The opening line says it all. The climate crisis, says the 2025 update of the UN’s Global Multi- dimensional Poverty Index, is “fundamentally changing global poverty." Without ambitious efforts to mitigate the fallout, the “double burden of poverty and climate change" could result in the “number of people in extreme monetary poverty nearly doubling by 2050."
More people than ever are at risk of penury, warns the UN. Worse, they are less likely to escape it. At a time we are celebrating the fact that the world has lifted large numbers out of poverty, this study’s finding that climate- related disasters pushed around 32 million people from their homes and communities in 2022 alone makes for sombre reading.

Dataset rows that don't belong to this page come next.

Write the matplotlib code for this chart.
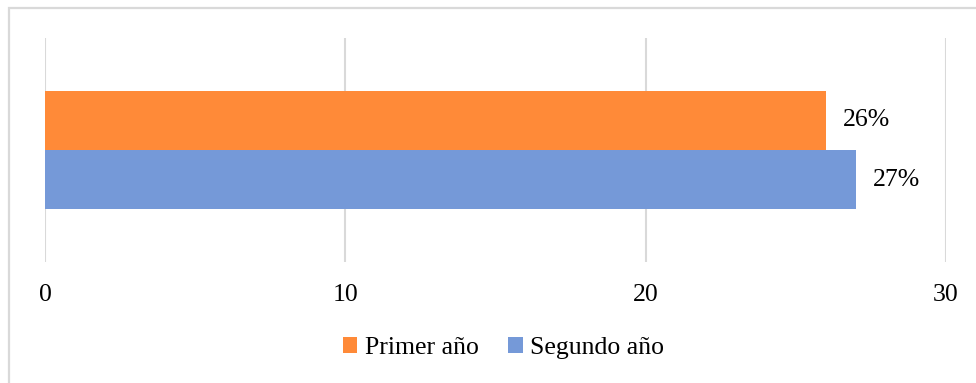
import matplotlib.pyplot as plt
from matplotlib.patches import Rectangle

# Data
series = ['Primer año', 'Segundo año']
values = [26, 27]
labels = ['26%', '27%']
colors = ['#FF8A38', '#7599D8']
xticks = [0, 10, 20, 30]

plt.rcParams['font.family'] = ['Liberation Serif', 'DejaVu Serif']

fig = plt.figure(figsize=(9.76, 3.83), dpi=100)
W, H = 976, 383

# axes placed in pixel coordinates: x 45..946, y 38..262 (from top)
ax = fig.add_axes([45 / W, 1 - 262 / H, (946 - 45) / W, (262 - 38) / H])

ypos = [0.265, -0.265]
bars = []
for name, v, c, y in zip(series, values, colors, ypos):
    b = ax.barh(y, v, height=0.53, color=c, label=name, zorder=2)
    bars.append(b)

for v, lab, y in zip(values, labels, ypos):
    ax.text(v + 0.55, y, lab, va='center', ha='left', fontsize=18.5)

ax.set_xlim(0, 30)
ax.set_ylim(-1, 1)
ax.set_xticks(xticks)
ax.set_xticklabels([str(t) for t in xticks], fontsize=18.5)
ax.set_yticks([])
ax.tick_params(axis='x', length=0, pad=16)
ax.grid(axis='x', color='#D9D9D9', linewidth=1.5, zorder=0)
for s in ax.spines.values():
    s.set_visible(False)

leg = fig.legend(handles=[b[0] for b in bars], labels=series,
                 loc='center', bbox_to_anchor=(503.5 / W, 1 - 348 / H), ncol=2,
                 frameon=False, fontsize=18.5, handlelength=0.55, handleheight=0.55,
                 handletextpad=0.3, columnspacing=1.17)

# outer chart border (cut off at the right and bottom)
fig.patches.append(Rectangle((8.5 / W, -0.1), 1.1, 1 - 8.5 / H + 0.1,
                             transform=fig.transFigure, fill=False,
                             edgecolor='#D9D9D9', linewidth=1.6))

fig.savefig('out.png', dpi=100)
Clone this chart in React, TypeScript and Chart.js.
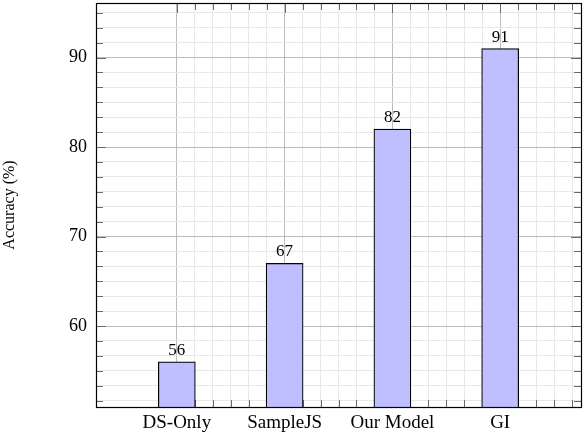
import React, { useEffect, useRef } from "react";
import { Chart, registerables } from "chart.js";

Chart.register(...registerables);

const categories = ["DS-Only", "SampleJS", "Our Model", "GI"];
const accuracy = [56, 67, 82, 91];
const yMajorTicks = [60, 70, 80, 90];
const yAxisTitle = "Accuracy (%)";

const Y_MIN = 50.95;
const Y_MAX = 96.1;
const X_MIN = -0.75;
const X_MAX = 3.75;
const MINOR_DIV = 6;

const isWhole = (v: number) => Math.abs(v - Math.round(v)) < 1e-6;
const isYMajor = (v: number) => isWhole(v / 10);

function yTickValues(): number[] {
  const out: number[] = [];
  const step = 10 / MINOR_DIV;
  const start = Math.ceil(Y_MIN / step);
  const end = Math.floor(Y_MAX / step);
  for (let k = start; k <= end; k++) {
    const v = k * step;
    out.push(isYMajor(v) ? Math.round(v) : v);
  }
  return out;
}

function xTickValues(): number[] {
  const out: number[] = [];
  const end = Math.floor(X_MAX * MINOR_DIV);
  for (let k = 0; k <= end; k++) {
    const v = k / MINOR_DIV;
    out.push(isWhole(v) ? Math.round(v) : v);
  }
  return out;
}

const frameAndTicks = {
  id: "frameAndTicks",
  beforeDatasetsDraw(chart: any) {
    const { ctx, chartArea, scales } = chart;
    const { left, right, top, bottom } = chartArea;
    ctx.save();
    ctx.strokeStyle = "#6a6a6a";
    ctx.lineWidth = 1;
    ctx.beginPath();
    for (const t of scales.x.ticks) {
      const px = Math.round(scales.x.getPixelForValue(t.value)) + 0.5;
      const len = isWhole(t.value) ? 10 : 7;
      ctx.moveTo(px, bottom);
      ctx.lineTo(px, bottom - len);
      ctx.moveTo(px, top);
      ctx.lineTo(px, top + len);
    }
    for (const t of scales.y.ticks) {
      const py = Math.round(scales.y.getPixelForValue(t.value)) + 0.5;
      const len = isYMajor(t.value) ? 10 : 7;
      ctx.moveTo(left, py);
      ctx.lineTo(left + len, py);
      ctx.moveTo(right, py);
      ctx.lineTo(right - len, py);
    }
    ctx.stroke();
    ctx.restore();
  },
  afterDatasetsDraw(chart: any) {
    const { ctx, chartArea } = chart;
    const { left, right, top, bottom } = chartArea;
    ctx.save();
    ctx.strokeStyle = "#000";
    ctx.lineWidth = 1.2;
    ctx.strokeRect(
      Math.round(left) + 0.5,
      Math.round(top) + 0.5,
      Math.round(right - left),
      Math.round(bottom - top)
    );
    const meta = chart.getDatasetMeta(0);
    ctx.fillStyle = "#000";
    ctx.font = "17px 'Liberation Serif', serif";
    ctx.textAlign = "center";
    ctx.textBaseline = "alphabetic";
    meta.data.forEach((el: any, i: number) => {
      ctx.fillText(String(accuracy[i]), el.x, el.y - 7);
    });
    ctx.restore();
  },
};

export default function App() {
  const ref = useRef<HTMLCanvasElement | null>(null);

  useEffect(() => {
    if (!ref.current) return;
    const yTicks = yTickValues();
    const xTicks = xTickValues();
    const chart = new Chart(ref.current, {
      type: "bar",
      data: {
        datasets: [
          {
            data: categories.map((_, i) => ({ x: i, y: accuracy[i] })),
            backgroundColor: "#bfbfff",
            borderColor: "#000",
            borderWidth: 1.2,
            barThickness: 37,
          },
        ],
      },
      options: {
        animation: false,
        responsive: false,
        maintainAspectRatio: false,
        layout: { padding: { top: 3, right: 4, left: 0, bottom: 0 } },
        plugins: { legend: { display: false }, tooltip: { enabled: false } },
        scales: {
          x: {
            type: "linear",
            min: X_MIN,
            max: X_MAX,
            offset: false,
            border: { display: false },
            grid: {
              offset: false,
              drawTicks: false,
              color: (c: any) =>
                c.tick && isWhole(c.tick.value) ? "#bcbcbc" : "#e8e8e8",
              lineWidth: 1,
            },
            afterBuildTicks: (scale: any) => {
              scale.ticks = xTicks.map((v) => ({ value: v }));
            },
            afterFit: (scale: any) => {
              scale.height = 27;
              scale.paddingLeft = 0;
              scale.paddingRight = 0;
            },
            ticks: {
              autoSkip: false,
              maxRotation: 0,
              minRotation: 0,
              padding: 5,
              color: "#000",
              font: { family: "'Liberation Serif', serif", size: 19 },
              callback: (v: any) =>
                isWhole(Number(v)) && categories[Math.round(Number(v))] !== undefined
                  ? categories[Math.round(Number(v))]
                  : "",
            },
          },
          y: {
            type: "linear",
            min: Y_MIN,
            max: Y_MAX,
            border: { display: false },
            grid: {
              drawTicks: false,
              color: (c: any) =>
                c.tick && isYMajor(c.tick.value) ? "#bcbcbc" : "#e8e8e8",
              lineWidth: 1,
            },
            afterBuildTicks: (scale: any) => {
              scale.ticks = yTicks.map((v) => ({ value: v }));
            },
            afterFit: (scale: any) => {
              scale.width = 96;
              scale.paddingTop = 0;
              scale.paddingBottom = 0;
            },
            title: {
              display: true,
              text: yAxisTitle,
              color: "#000",
              padding: { top: 0, bottom: 0 },
              font: { family: "'Liberation Serif', serif", size: 16 },
            },
            ticks: {
              autoSkip: false,
              padding: 9,
              color: "#000",
              font: { family: "'Liberation Serif', serif", size: 18 },
              callback: (v: any) => {
                const n = Number(v);
                return yMajorTicks.some((m) => Math.abs(m - n) < 1e-6)
                  ? String(Math.round(n))
                  : "";
              },
            },
          },
        },
      },
      plugins: [frameAndTicks],
    });
    return () => chart.destroy();
  }, []);

  return (
    <div style={{ position: "absolute", left: 0, top: 0, width: 585, height: 434, background: "#fff" }}>
      <canvas ref={ref} width={585} height={434} style={{ width: 585, height: 434, display: "block" }} />
    </div>
  );
}
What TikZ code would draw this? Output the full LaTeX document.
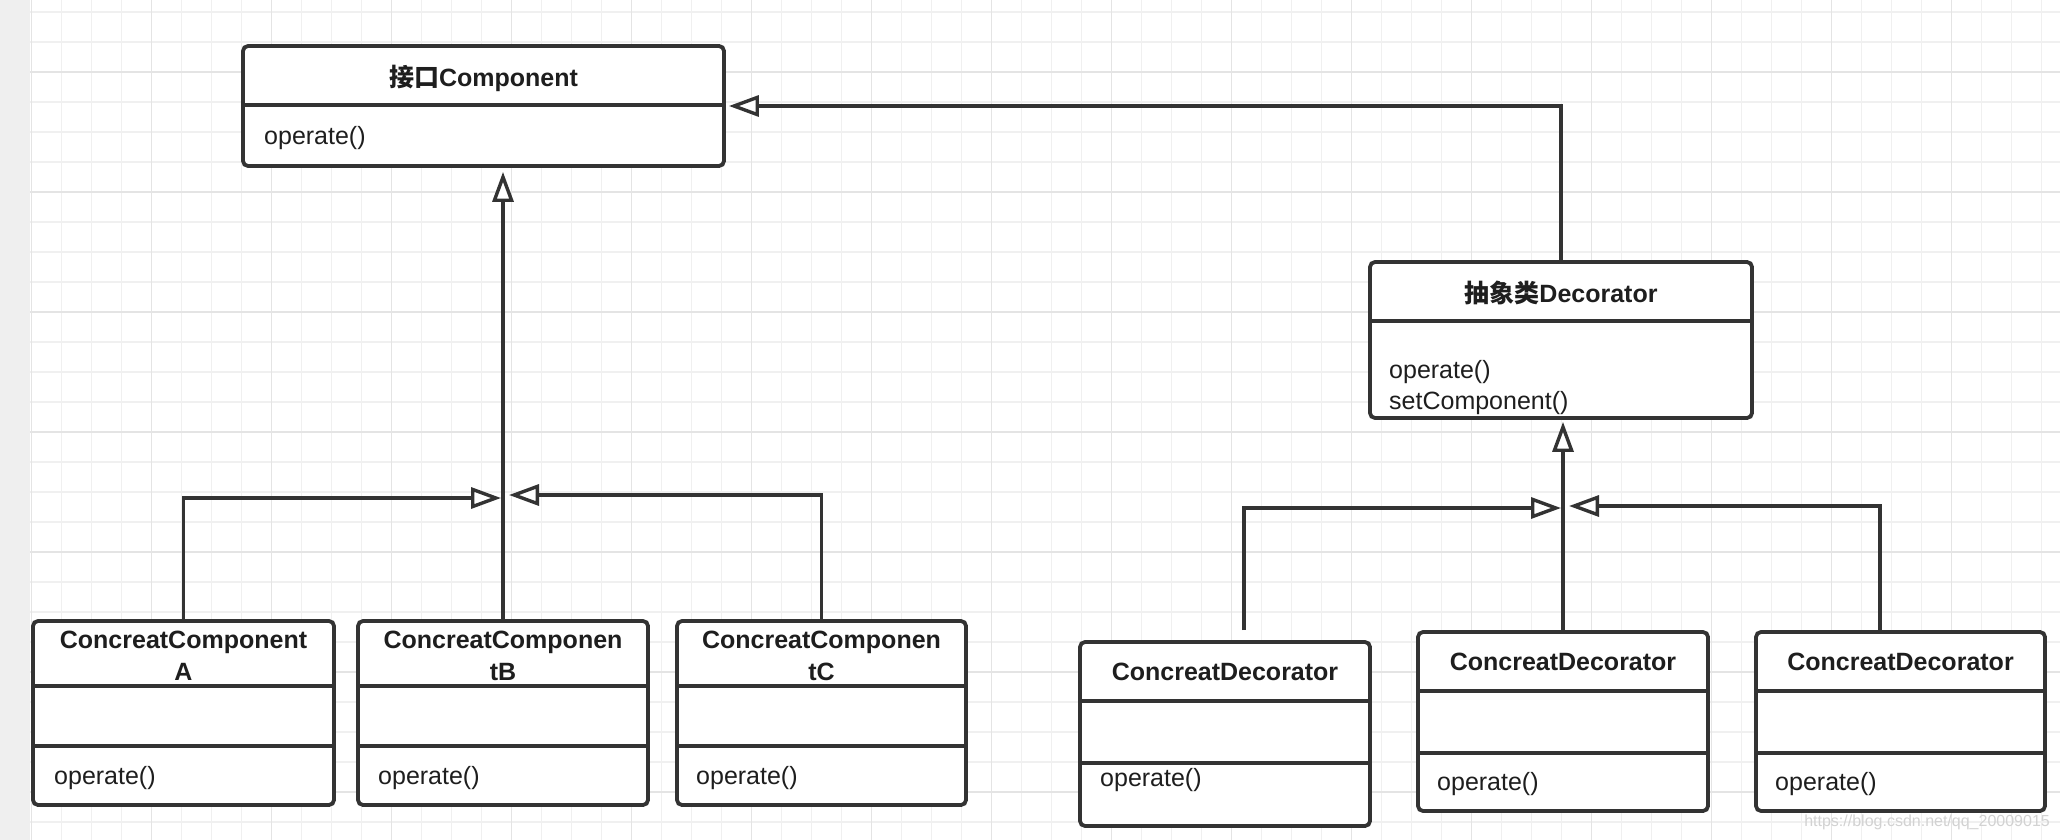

Globally, it is a truism that the poor face the brunt of climate hazards. Impoverished households are especially exposed to climate shocks, as many depend on high-risk sectors like agriculture and on informal labour for their livelihood. Any effort to tackle poverty must therefore take into account how climate risks evolve over time.
The report makes an apt distinction between monetary and multidimensional poverty; the latter tracks much more than financial penury by covering aspects of deprivation like health, education and standard of living. The study integrates data on this wide-angle metric of poverty with that on climate hazards across sub-national regions in 108 countries, including India, with four threats in focus: high heat, drought, floods and air pollution. It then estimates the number of broadly classified have-nots who are also exposed to climate risks.
Distressingly, almost half of all such have-nots—some 518 million across the globe—live in just six middle-income countries: Bangladesh, China, India, Nigeria, Pakistan and Tanzania.
The good news is that India has tackled poverty quite well so far. In 2005-06, 55.1% of all Indians were poor; by 2019-21, about 414 million people had been lifted out of poverty, reducing the poor to just 16.4% of the population.
Though only 4.2% of our people are in ‘severe’ multidimensional poverty, a much higher proportion, 18.7%, remains vulnerable. In contrast, another middle-income country, Indonesia, which comprises about 17,000 islands and would thus seem at high climate risk, has only 0.4% in the ‘severe’ bracket and just 4.7% ‘vulnerable.’
With less than a fortnight to go before the next Conference of the Parties (CoP-30)—or countries that signed the UN’s Framework Convention on Climate Change—at Belém in Brazil, the report’s grim message on poverty’s climate link could not be more timely.
Sadly, with the world’s most powerful nation, the US, having withdrawn from the Paris pact of 2015, the world is unlikely to make much headway on either stalling climate change or cushioning people from the effects of a planet at risk of exceeding the cap we had agreed upon. By the Paris treaty, all parties are legally bound to limit global warming to well below 2° Celsius above the pre-industrial level, with a cap of 1.5° Celsius as the collective aim.
America under President Donald Trump has been too dismissive of the crisis to join interim talks held this June in Bonn, Germany. The US disposition is a let-down for the planet at large, but especially for the world’s poor. Yet, it grants the rest of us no excuse to give up the battle against climate change and poverty. Both are linked and nobody should have to bear a double burden.